Of course, all that could change.
I too was at this conference and it does seem to me that the SEO industry is full of ’sweeping statements’ that have no concrete evidence to back them up.
My rule of thumb with hidden text:
1) If you turn styles off and it is all logical and contributes to the content, then it’s fine.
2) use text-indent instead of display: none when possible (for image replacement)
good start Russ.
Well, I’m a bit disappointed Russ. I was expecting there to actually be some full on evil content when I viewed the page source of that last one!
Well, its like this: the engines have officially said that showing something different to their bots in comparison to what the visitors see is Bad, and in some instances they detect this and are known to penalise. Some examples of techniques for differential presentation include white text on a white background (done with font tags) – try this and go down *so* fast.
At the moment, none of the bots call external css files. This means they are not penalising accessability techniques. Today.
I don’t expect it to last forever, and they are going to have to be clever, because it will not ‘improve their results’ to remove all the accessible sites on the web from their results
Looking ahead, I’m doing things calling classes which hide things ‘accessabilityOnly’ or similar.
Can’t hurt, might help. (Its also a little bit of built in documentation.)
What about calling the class something like “dont-penalise-me-google-as-this-is-being-used-for-good-not-evil”
Hehe, well it is a little bit long to type correctly more than once.
I was more thinking on what keywords an algorithm might look for if it was trying to be clever.
oh, and you should realise that your little experiment, while unlikely to produce anything as they don’t pull the include files yet (that I’ve seen), is risky – its important to remember that they generally ban sites, not pages. So in theory, you could be putting the organic traffic (and all those poor sods like me who go ‘Ah, Russ covered that technique in his Floatutorial, now where is it…’) for the entire site at risk by seeing what happens.
Unlikely to happen, though.
Ah well. Banning the Max Design domain would be fun!
It seems to me that hiding text is currently accepted as a way to make titles pretty or hide structural labels for visual design, but it also seems to me these practices could go the way of the meta keywords tag and the alt attribute which were both de-emphasized (now ignored?) by major search engine(s) due to abuse. Of course, the alt tag is still important for accessibility purposes.

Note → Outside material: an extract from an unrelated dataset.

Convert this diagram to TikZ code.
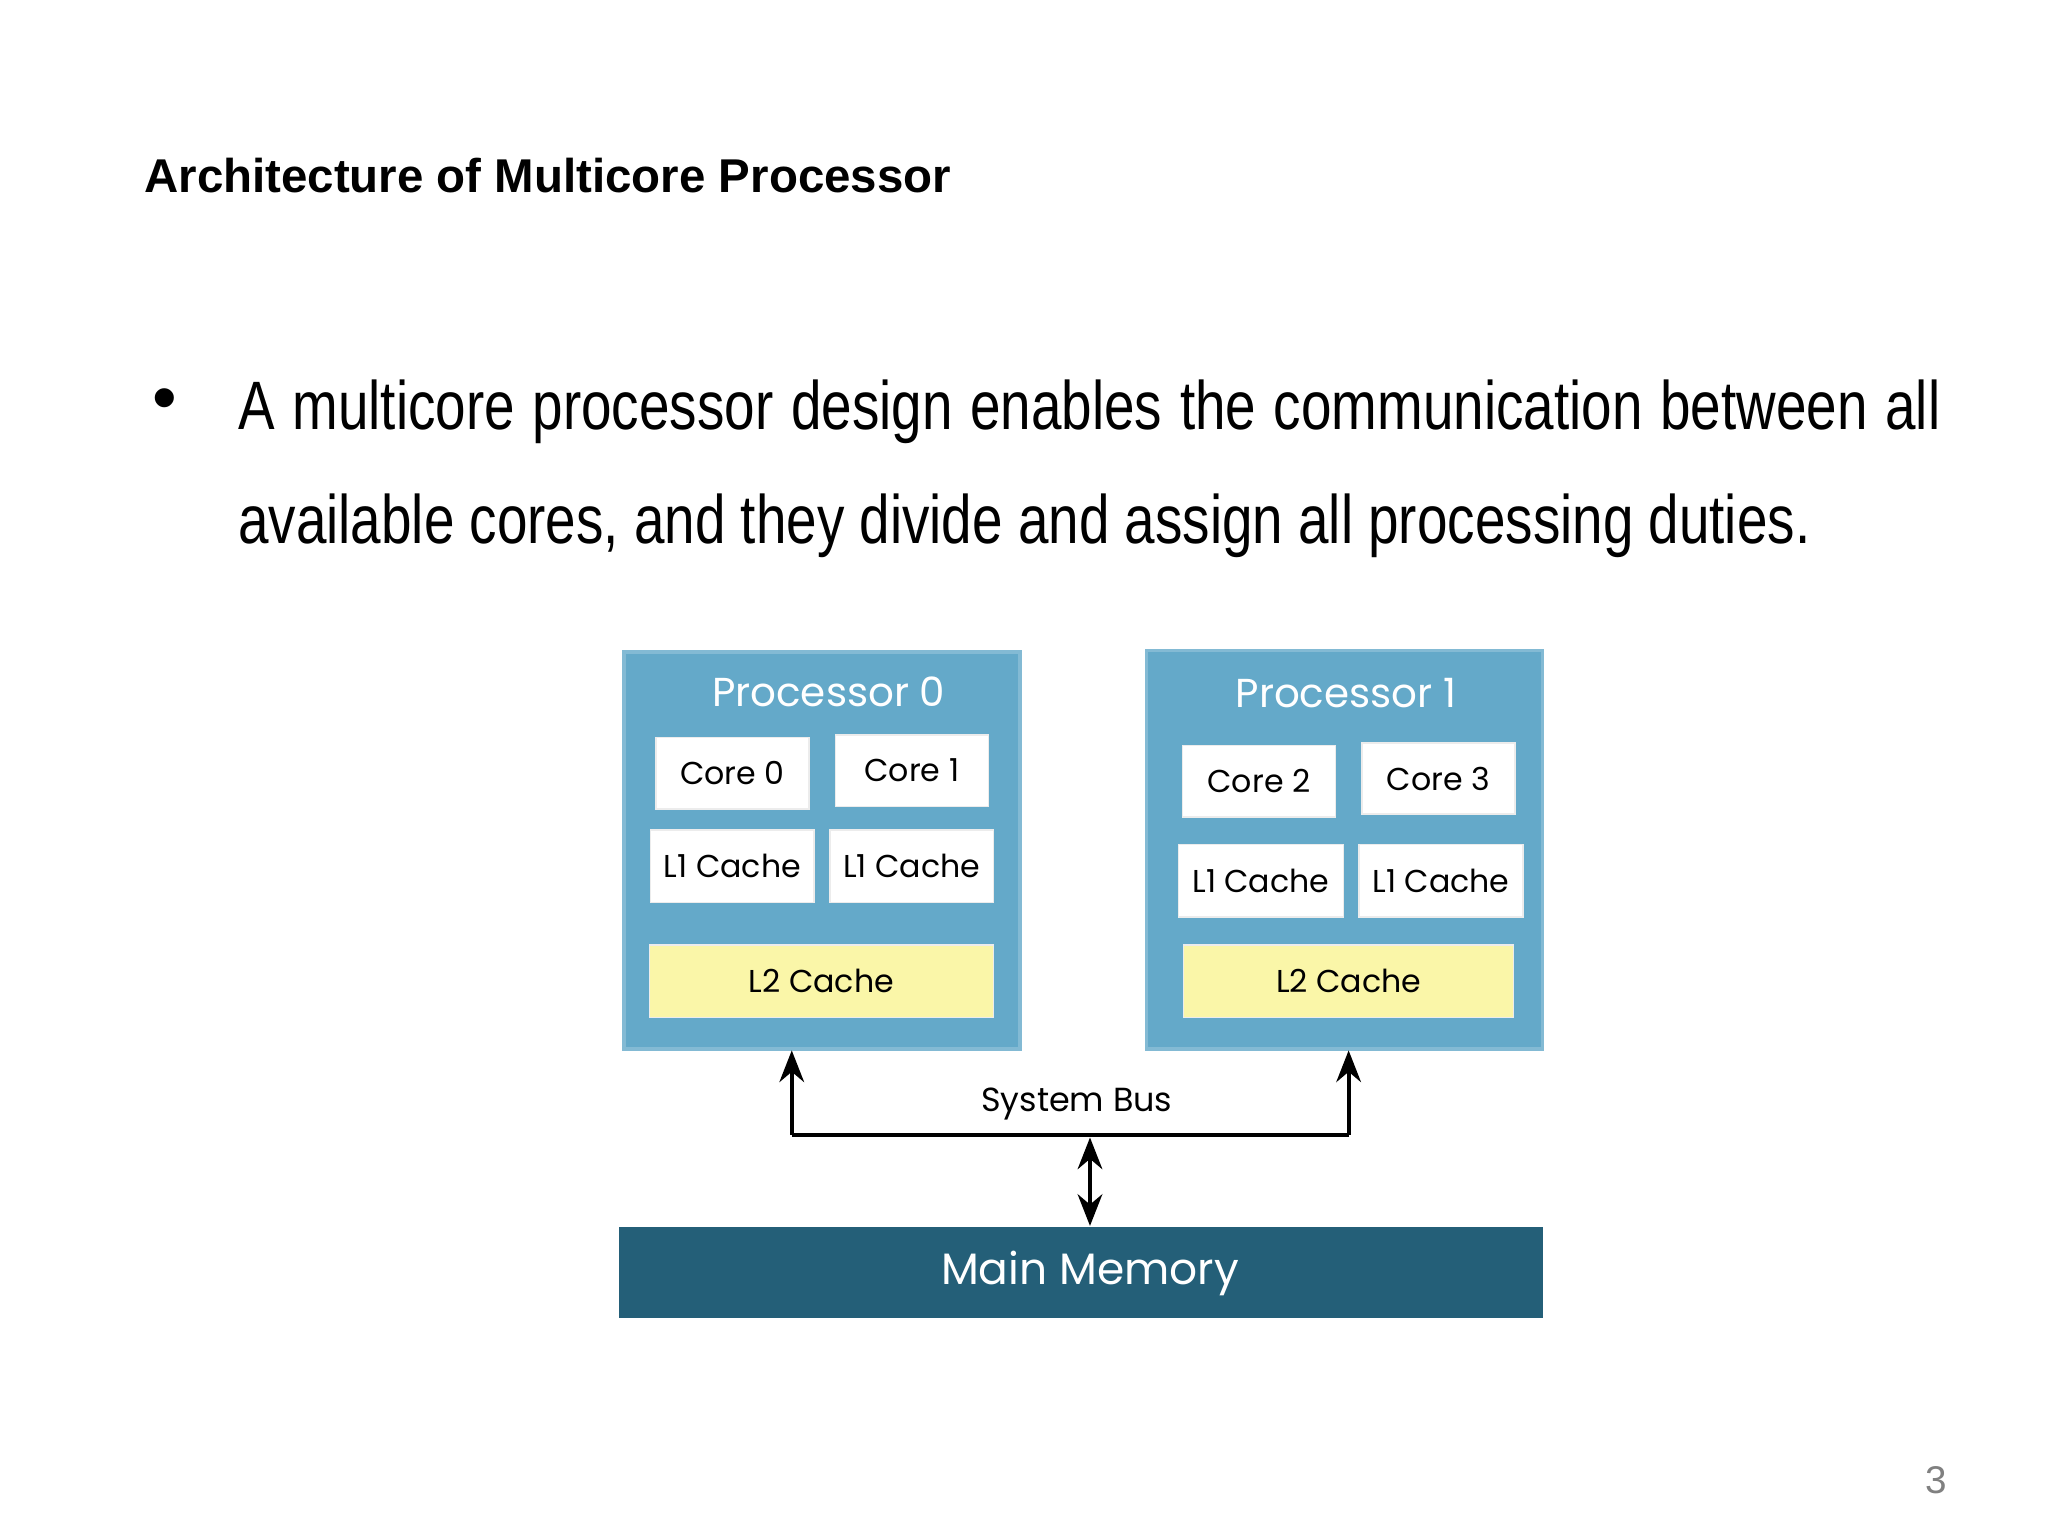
\documentclass[tikz,border=0pt]{standalone}
\usepackage{fontspec}
\setmainfont{Liberation Sans}
\newfontfamily\narrowfont{Liberation Sans}[FakeStretch=0.8]
\newfontfamily\diagfont{Poppins}
\usetikzlibrary{positioning,arrows.meta}
\definecolor{procblue}{RGB}{100,169,201}
\definecolor{cacheyellow}{RGB}{250,246,168}
\definecolor{memblue}{RGB}{36,95,120}
\tikzset{
  arrow/.style={-{Stealth[length=9pt,width=7pt]}, line width=1.2pt},
  dblarrow/.style={{Stealth[length=9pt,width=7pt]}-{Stealth[length=9pt,width=7pt]}, line width=1.2pt},
  proc/.style={draw=procblue!80!white, fill=procblue, line width=1pt},
  unit/.style={draw=white!85!gray, fill=white, font=\diagfont\fontsize{9}{11}\selectfont},
  ltwo/.style={draw=white!85!gray, fill=cacheyellow, font=\diagfont\fontsize{9}{11}\selectfont},
  ptitle/.style={text=white, font=\diagfont\fontsize{11.5}{14}\selectfont}
}
\begin{document}
\begin{tikzpicture}[x=0.0132cm,y=-0.0132cm]
\useasboundingbox (0,0) rectangle (1552,1164);

% Heading and text
\node[anchor=west, font=\bfseries\fontsize{13.5}{16}\selectfont] (title) at (100,133) {Architecture of Multicore Processor};
\node[font=\fontsize{20}{24}\selectfont] (bullet) at (125,307) {\textbullet};
\node[anchor=north west, inner sep=0pt, text width=1290*0.0132cm, align=justify,
  font=\narrowfont\fontsize{19.5}{32.5}\selectfont] (body) at (180,287)
  {\hyphenpenalty=10000 A multicore processor design enables the communication between all\linebreak available cores, and they divide and assign all processing duties.};

% Processor 0
\filldraw[proc] (473,494) rectangle (773,795);
\node[ptitle] (p0) at (628,524) {Processor 0};
\draw[unit] (497,559) rectangle node (c0) {Core 0} (613,613);
\draw[unit] (633,557) rectangle node (c1) {Core 1} (749,611);
\draw[unit] (493,629) rectangle node (l10) {L1 Cache} (617,684);
\draw[unit] (629,629) rectangle node (l11) {L1 Cache} (753,684);
\draw[ltwo] (492,716) rectangle node (l20) {L2 Cache} (753,771);

% Processor 1
\filldraw[proc] (869,493) rectangle (1169,795);
\node[ptitle] (p1) at (1020,525) {Processor 1};
\draw[unit] (896,565) rectangle node (c2) {Core 2} (1012,619);
\draw[unit] (1032,563) rectangle node (c3) {Core 3} (1148,617);
\draw[unit] (893,640) rectangle node (l12) {L1 Cache} (1018,695);
\draw[unit] (1030,640) rectangle node (l13) {L1 Cache} (1154,695);
\draw[ltwo] (897,716) rectangle node (l21) {L2 Cache} (1147,771);

% System bus
\coordinate (busl) at (600,860);
\coordinate (busr) at (1022,860);
\coordinate (busm) at (826,862);
\coordinate (p0b) at (600,796);
\coordinate (p1b) at (1022,796);
\draw[line width=1.2pt] (busl) -- (busr);
\draw[arrow] (busl) -- (p0b);
\draw[arrow] (busr) -- (p1b);
\node[font=\diagfont\fontsize{9.5}{12}\selectfont] (bus) at (816,837) {System Bus};

% Main memory
\fill[memblue] (469,930) rectangle (1169,999);
\node[text=white, font=\diagfont\fontsize{12.5}{15}\selectfont] (mem) at (826,965) {Main Memory};
\coordinate (memt) at (826,929);
\draw[dblarrow] (busm) -- (memt);

% Page number
\node[text=gray, font=\fontsize{11}{13}\selectfont] (page) at (1467,1122) {3};
\end{tikzpicture}
\end{document}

Because image replacement is widely practiced among well-respected designers such as yourself, I think Google will work hard to find another way to detect any abuse of image replacement or hidden text. What about OCR? That would be one way for search engines to detect differences in image replacement and corresponding text.
“What about OCR? That would be one way for search engines to detect differences in image replacement and corresponding text.”
This is definitely not my area of speciality but I’d say that is not likely as it would involve a large amount of processing on Googles part. Others have suggested that Google could index CSS files, looking for “display: none” or other hiding mechanisms. The reality is that this would hurt so many developers who are using these techniques for valid reasons, so again, it does not seem to be likely.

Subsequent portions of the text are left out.